» **Challenge**
Determine how many lines in the data below contain "this" and write only that number.

» **Data to use**
○ ○ ○ ○ ○ ○ ○

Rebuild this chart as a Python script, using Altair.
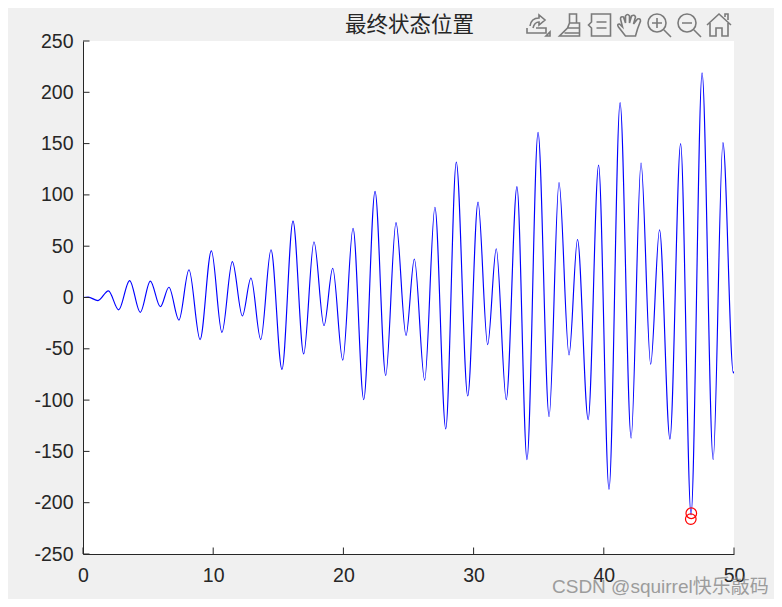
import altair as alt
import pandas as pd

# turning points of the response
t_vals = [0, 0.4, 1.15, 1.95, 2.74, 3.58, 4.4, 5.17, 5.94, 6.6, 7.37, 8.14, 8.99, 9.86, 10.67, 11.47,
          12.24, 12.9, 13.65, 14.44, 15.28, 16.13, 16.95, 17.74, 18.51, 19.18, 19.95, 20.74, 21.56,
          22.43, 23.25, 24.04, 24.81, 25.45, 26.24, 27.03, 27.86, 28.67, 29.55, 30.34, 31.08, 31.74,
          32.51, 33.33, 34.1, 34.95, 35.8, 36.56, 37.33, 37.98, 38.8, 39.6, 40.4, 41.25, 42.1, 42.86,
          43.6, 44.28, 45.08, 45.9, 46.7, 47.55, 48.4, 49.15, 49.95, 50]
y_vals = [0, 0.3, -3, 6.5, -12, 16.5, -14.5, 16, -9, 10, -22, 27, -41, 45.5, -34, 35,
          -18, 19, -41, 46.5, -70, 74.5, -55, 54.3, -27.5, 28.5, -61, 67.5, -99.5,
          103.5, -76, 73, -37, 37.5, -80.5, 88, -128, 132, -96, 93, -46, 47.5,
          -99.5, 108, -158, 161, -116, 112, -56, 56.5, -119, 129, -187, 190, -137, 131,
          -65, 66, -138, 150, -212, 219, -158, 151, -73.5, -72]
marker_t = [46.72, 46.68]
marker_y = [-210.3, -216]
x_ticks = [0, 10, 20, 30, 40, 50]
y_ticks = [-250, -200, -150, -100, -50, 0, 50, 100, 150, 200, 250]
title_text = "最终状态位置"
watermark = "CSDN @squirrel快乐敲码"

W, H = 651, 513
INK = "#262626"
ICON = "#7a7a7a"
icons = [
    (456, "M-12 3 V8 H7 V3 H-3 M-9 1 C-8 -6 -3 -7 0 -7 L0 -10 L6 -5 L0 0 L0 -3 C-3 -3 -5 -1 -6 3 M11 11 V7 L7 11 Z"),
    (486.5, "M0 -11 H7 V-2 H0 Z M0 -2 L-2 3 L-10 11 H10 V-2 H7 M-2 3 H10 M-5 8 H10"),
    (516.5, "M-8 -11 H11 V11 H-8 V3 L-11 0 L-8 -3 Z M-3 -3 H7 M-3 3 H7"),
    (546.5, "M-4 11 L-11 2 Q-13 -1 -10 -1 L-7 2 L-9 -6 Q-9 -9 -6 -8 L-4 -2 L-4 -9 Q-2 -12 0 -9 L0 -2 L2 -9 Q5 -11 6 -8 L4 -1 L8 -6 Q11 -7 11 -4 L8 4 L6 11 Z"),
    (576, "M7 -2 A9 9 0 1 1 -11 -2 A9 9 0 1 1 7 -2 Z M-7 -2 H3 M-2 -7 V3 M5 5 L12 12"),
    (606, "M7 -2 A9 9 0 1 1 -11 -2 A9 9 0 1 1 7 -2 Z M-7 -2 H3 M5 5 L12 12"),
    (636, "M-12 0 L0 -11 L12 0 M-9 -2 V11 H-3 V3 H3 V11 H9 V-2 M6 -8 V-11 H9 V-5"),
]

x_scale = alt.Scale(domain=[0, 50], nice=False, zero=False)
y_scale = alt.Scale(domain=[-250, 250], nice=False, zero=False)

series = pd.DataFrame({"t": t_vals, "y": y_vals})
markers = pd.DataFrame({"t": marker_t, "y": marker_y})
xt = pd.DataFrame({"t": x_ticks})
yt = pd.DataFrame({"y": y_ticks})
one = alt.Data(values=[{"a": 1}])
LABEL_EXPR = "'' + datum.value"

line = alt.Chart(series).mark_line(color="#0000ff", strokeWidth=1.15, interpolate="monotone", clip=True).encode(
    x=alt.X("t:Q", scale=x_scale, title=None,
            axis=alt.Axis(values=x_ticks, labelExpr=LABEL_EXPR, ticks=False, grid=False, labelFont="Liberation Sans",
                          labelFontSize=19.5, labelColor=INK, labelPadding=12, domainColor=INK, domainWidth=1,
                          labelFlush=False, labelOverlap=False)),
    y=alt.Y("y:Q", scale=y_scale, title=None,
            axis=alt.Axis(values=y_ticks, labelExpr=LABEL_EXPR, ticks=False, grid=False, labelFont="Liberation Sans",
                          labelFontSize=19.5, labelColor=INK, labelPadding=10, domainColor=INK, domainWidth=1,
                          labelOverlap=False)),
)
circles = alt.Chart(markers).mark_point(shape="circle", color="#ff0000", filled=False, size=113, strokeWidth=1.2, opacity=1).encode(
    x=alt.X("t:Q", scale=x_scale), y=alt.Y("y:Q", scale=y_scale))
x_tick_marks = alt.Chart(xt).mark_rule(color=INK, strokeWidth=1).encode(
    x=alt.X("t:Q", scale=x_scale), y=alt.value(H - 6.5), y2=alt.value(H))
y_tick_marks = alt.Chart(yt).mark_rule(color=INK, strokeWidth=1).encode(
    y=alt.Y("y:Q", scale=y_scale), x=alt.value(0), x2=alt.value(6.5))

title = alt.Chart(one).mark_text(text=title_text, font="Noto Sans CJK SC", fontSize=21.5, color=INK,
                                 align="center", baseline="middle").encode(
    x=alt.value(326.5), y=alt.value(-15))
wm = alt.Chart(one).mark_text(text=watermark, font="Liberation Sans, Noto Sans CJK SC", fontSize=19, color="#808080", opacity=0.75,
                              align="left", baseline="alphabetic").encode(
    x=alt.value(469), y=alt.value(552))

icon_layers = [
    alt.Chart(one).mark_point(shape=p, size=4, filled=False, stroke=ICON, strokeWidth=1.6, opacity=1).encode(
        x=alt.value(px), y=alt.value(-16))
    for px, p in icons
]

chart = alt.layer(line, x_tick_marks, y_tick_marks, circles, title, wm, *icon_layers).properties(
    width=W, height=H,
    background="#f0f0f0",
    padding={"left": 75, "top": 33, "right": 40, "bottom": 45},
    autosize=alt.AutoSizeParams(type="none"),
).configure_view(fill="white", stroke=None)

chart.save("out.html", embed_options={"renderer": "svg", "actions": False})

○ ○ ○ ○ ○ ○ ○

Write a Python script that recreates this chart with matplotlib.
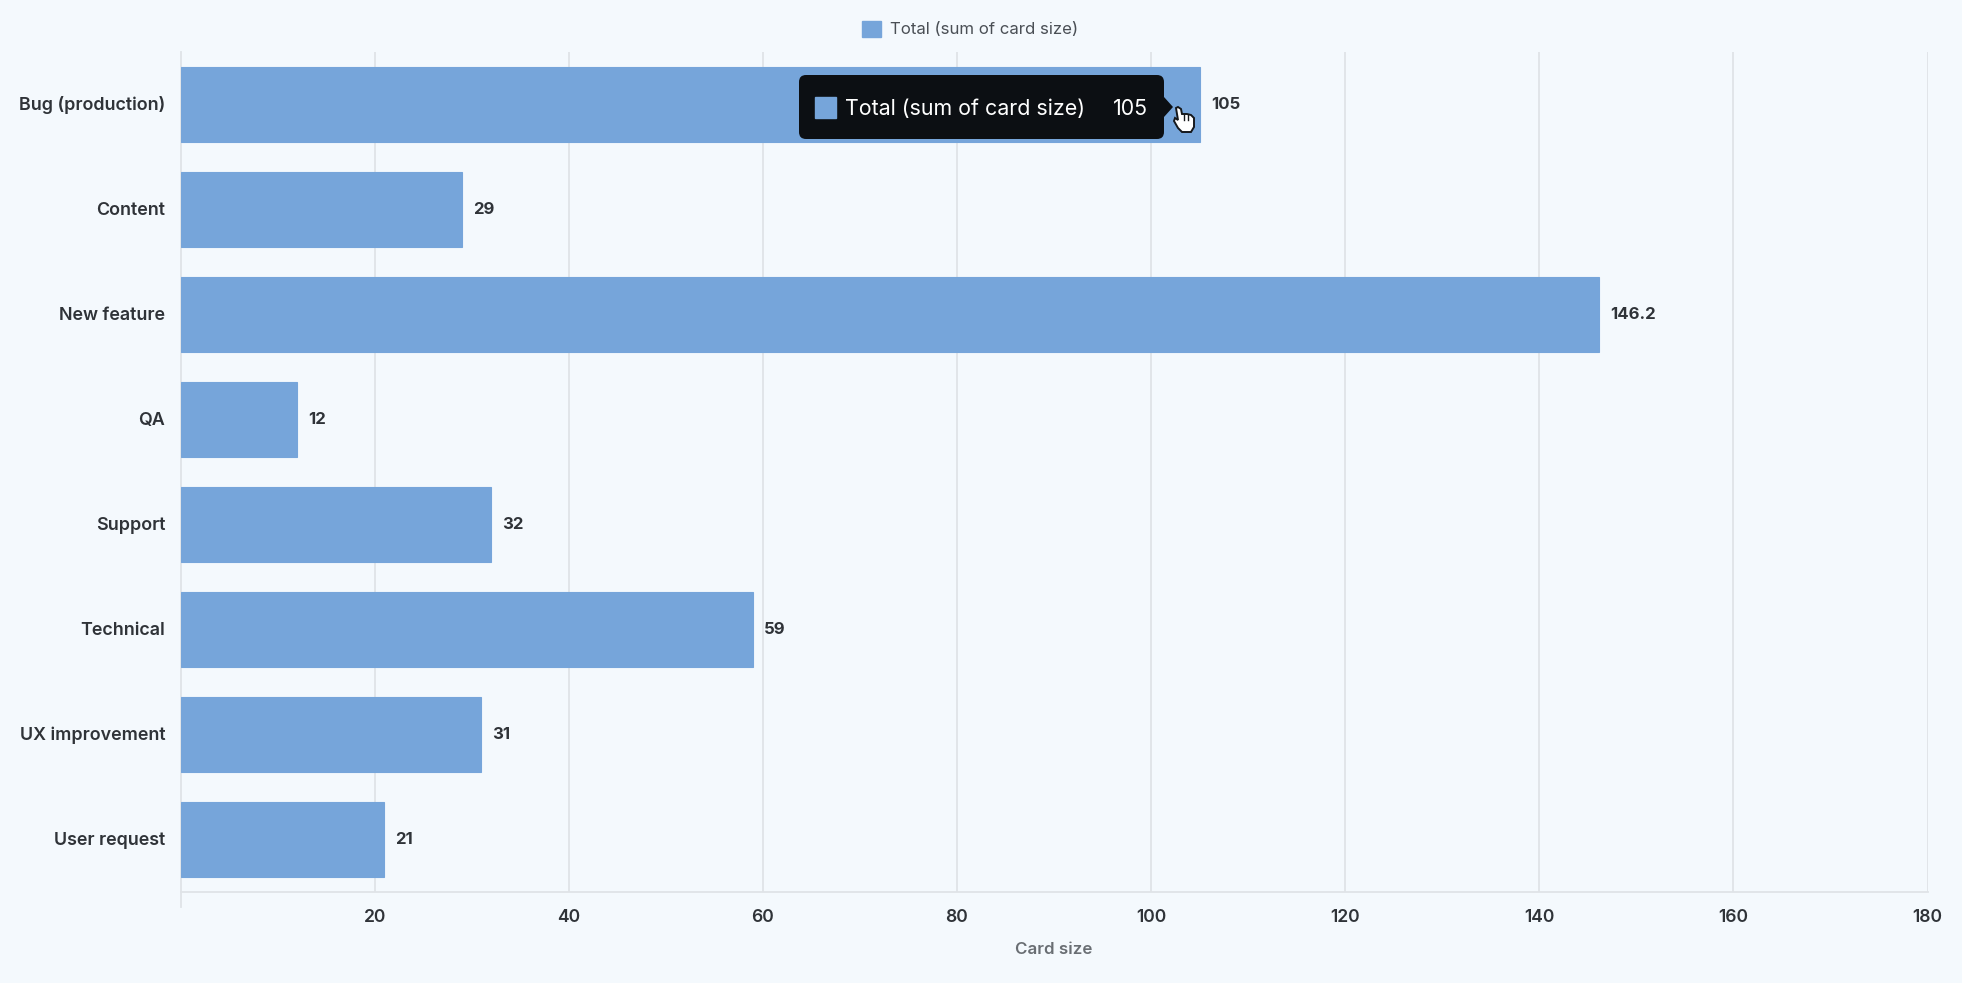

○ ○ ○ ○ ○ ○ ○

» **Final result**
2